May 10 (Bloomberg) -- Mexico’s industrial production fell three times more than analysts forecast in March, reinforcing expectations that the central bank will cut interest rates for the second time since 2009 later this year.
Output slid 4.9 percent from a year earlier, the biggest decline since the end of the 2009 recession and more than the 1.4 percent median estimate of 16 economists surveyed by Bloomberg. Manufacturing contracted 5.8 percent and construction fell 5.2 percent, the national statistics institute said on its website today.
The central bank unexpectedly cut its benchmark interest rate by half a point to a record low 4 percent on March 8 as growth slowed. In April, policy makers left the rate unchanged after inflation exceeded the upper limit of their target range. Inflation will slow in the second half, the central bank said in the minutes of their April 26 meeting published today. Most board members said they expect U.S. growth to slow in the second quarter and a prolonged recession in Europe.
The industrial production figure is a “poor number, so it does support our rate cut view,” Gabriel Casillas, chief economist at Grupo Financiero Banorte SAB in Mexico City, said in an e-mail. At the same time “the tone of the minutes is very dovish.”
The minutes mirrored comments by central bank Governor Agustin Carstens earlier this week that led Banorte to join UBS AG and Barclays Plc in forecasting a cut this year.

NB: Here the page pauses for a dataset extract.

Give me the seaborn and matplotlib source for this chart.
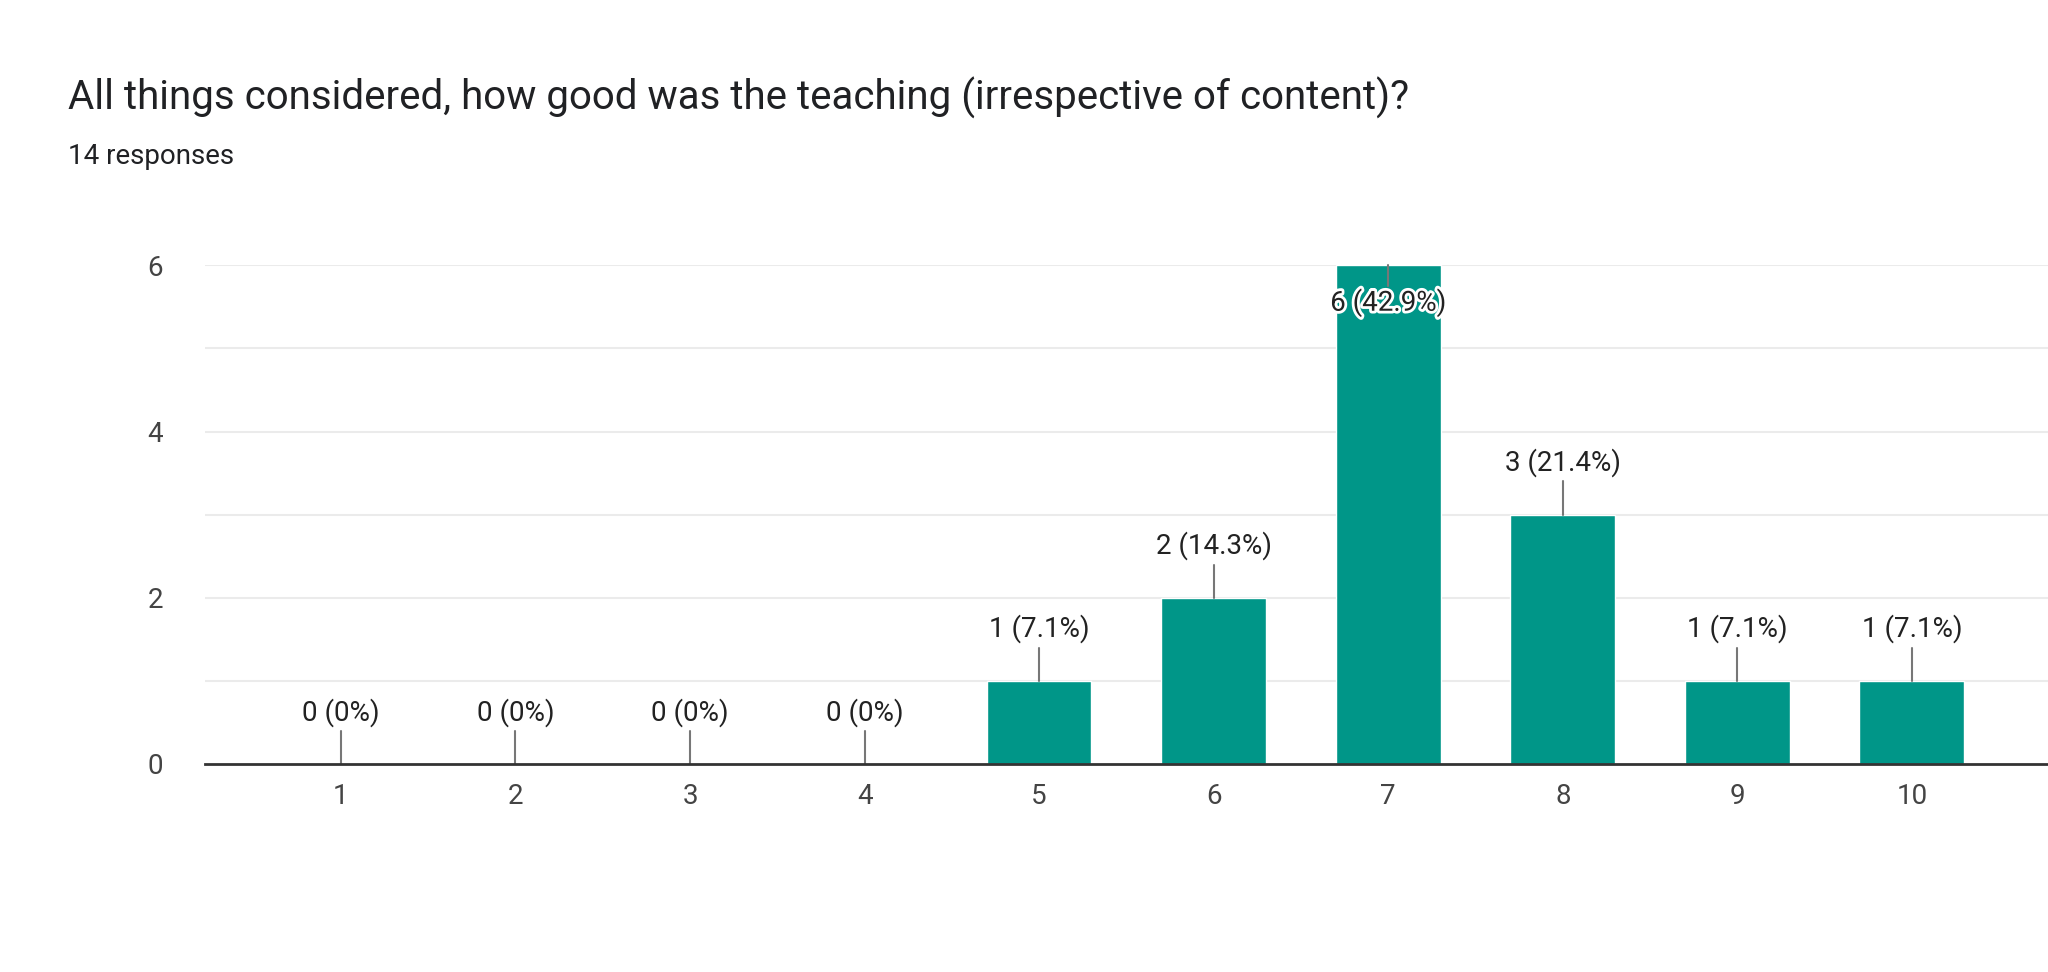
import matplotlib
matplotlib.use("Agg")
import matplotlib.pyplot as plt
import matplotlib.patheffects as pe
import seaborn as sns
import pandas as pd

# 데이터
categories = ["1", "2", "3", "4", "5", "6", "7", "8", "9", "10"]
counts = [0, 0, 0, 0, 1, 2, 6, 3, 1, 1]
labels = ["0 (0%)", "0 (0%)", "0 (0%)", "0 (0%)", "1 (7.1%)", "2 (14.3%)",
          "6 (42.9%)", "3 (21.4%)", "1 (7.1%)", "1 (7.1%)"]
title = "All things considered, how good was the teaching (irrespective of content)?"
subtitle = "14 responses"

sns.set_theme(style="white")
plt.rcParams['font.family'] = ['Roboto', 'DejaVu Sans']

df = pd.DataFrame({"cat": categories, "n": counts})

fig = plt.figure(figsize=(20.48, 9.72), dpi=100)
ax = fig.add_axes([0.100, 0.214, 0.900, 0.513])
sns.barplot(data=df, x="cat", y="n", color="#009688", saturation=1, width=0.6, ax=ax)

ax.set_ylim(0, 6)
ax.set_yticks([0, 2, 4, 6])
for y in [1, 2, 3, 4, 5, 6]:
    ax.axhline(y, color="#ebebeb", lw=1.5, zorder=0)
ax.set_axisbelow(True)
for s in ["top", "right", "left"]:
    ax.spines[s].set_visible(False)
ax.spines["bottom"].set_color("#333333")
ax.spines["bottom"].set_linewidth(2)
ax.set_xlabel("")
ax.set_ylabel("")
ax.tick_params(axis="both", labelsize=20, labelcolor="#444444", length=0, pad=14)
ax.tick_params(axis="y", pad=30)

# 막대 위 라벨
for i, (v, lab) in enumerate(zip(counts, labels)):
    if v >= 6:
        ax.plot([i, i], [v, v - 0.25], color="#777777", lw=1.5, clip_on=False)
        ax.text(i, v - 0.45, lab, ha="center", va="center", fontsize=20, color="#222222",
                path_effects=[pe.withStroke(linewidth=4, foreground="white")])
    else:
        ax.plot([i, i], [v, v + 0.4], color="#777777", lw=1.5, clip_on=False)
        ax.text(i, v + 0.45, lab, ha="center", va="bottom", fontsize=20, color="#222222")

fig.text(0.033, 0.899, title, fontsize=29, color="#202124", va="center")
fig.text(0.033, 0.839, subtitle, fontsize=20, color="#202124", va="center")

fig.savefig("out.png", dpi=100, facecolor="white")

Banorte, which previously expected rates to remain unchanged this year, forecast Banxico will reduce the key rate to 3.5 percent in July.
“Economic activity in Mexico has decelerated and there are downside risks to growth,” the majority of the board said at the April 26 meeting, according to the minutes.
The peso weakened 1.2 percent to 12.1374 per dollar at 11:03 a.m. in Mexico City. The currency has soared 5.9 percent this year, the most of all 16 major currencies tracked by Bloomberg, as investors search for yields amid global monetary easing and speculation increases President Enrique Pena Nieto will pass energy and tax overhauls to boost growth.
Yields on peso-denominated fixed-rate government bonds maturing in 2024 rose six basis points, or 0.06 percentage point, to 4.54 percent.
Gross domestic product in the U.S., the buyer of about 80 percent of Mexico’s exports, rose at a 2.5 percent annualized rate in the first quarter, less than the median 3 percent forecast in a Bloomberg survey of 86 economists.
U.S. growth will slow to 1.6 percent in the second quarter, according to the median forecast of economists in a Bloomberg survey.
Mexico’s industrial activity fell 0.3 percent in March from the previous month, compared with the 0.1 percent median decline estimated by seven economists surveyed by Bloomberg.
“There continues to be weakness in many areas associated with exports,” Rafael Camarena, an economist at Grupo Financiero Santander Mexico SAB, said in a phone interview from Mexico City. “This would help favor an environment where monetary policy could be eased.”
Still, Camarena expects interest rates to be unchanged this year given annual inflation, at 4.65 percent in April, is above the upper limit of the bank’s 2 percent to 4 percent target range.
The minutes show that one of the central bank board members said it isn’t clear that inflation is converging toward its 3 percent target.